Reasoning for Litigation Costs
Regarding litigation costs, the court noted that ERISA Section 502(g)(2)(D) permits recovery of reasonable costs incurred in the action. The court had previously ordered that the plaintiffs could recover costs associated with auditing the defendant's records. Although the parties were directed to settle costs independently, the court highlighted that the defendant did not contest the amounts claimed by the plaintiffs for litigation costs. As a result, the court awarded litigation costs of $671.76 and audit costs of $5,844.28 to the plaintiffs, reinforcing the notion that costs incurred in the enforcement of ERISA rights are recoverable when the plaintiffs have successfully prevailed in their claims against the defendant.
Conclusion
In conclusion, the court's reasoning was firmly grounded in the statutory framework of ERISA, which provides for specific remedies for fiduciaries seeking to enforce claims for unpaid contributions.

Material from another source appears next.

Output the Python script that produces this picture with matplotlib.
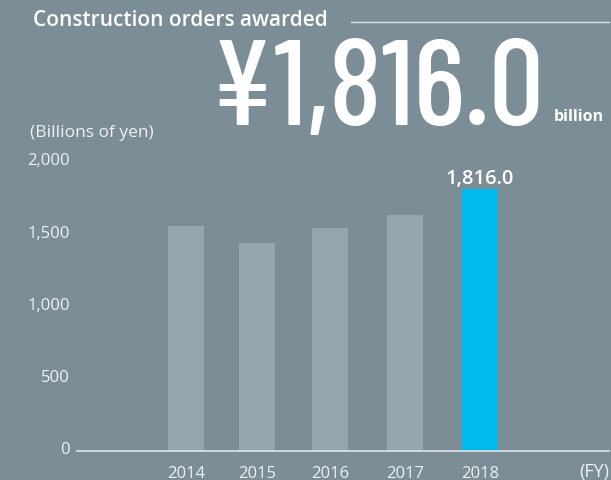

The court meticulously assessed the evidence provided, particularly concerning interest rates, liquidated damages, attorney's fees, and litigation costs. By adhering to the mandates of ERISA Section 502(g)(2), the court ensured that the plaintiffs were adequately compensated for their claims, reinforcing the importance of statutory protections for employee benefit plans. The awards granted reflected the court's commitment to upholding the rights of fiduciaries under ERISA while ensuring compliance with the statutory requirements governing such actions.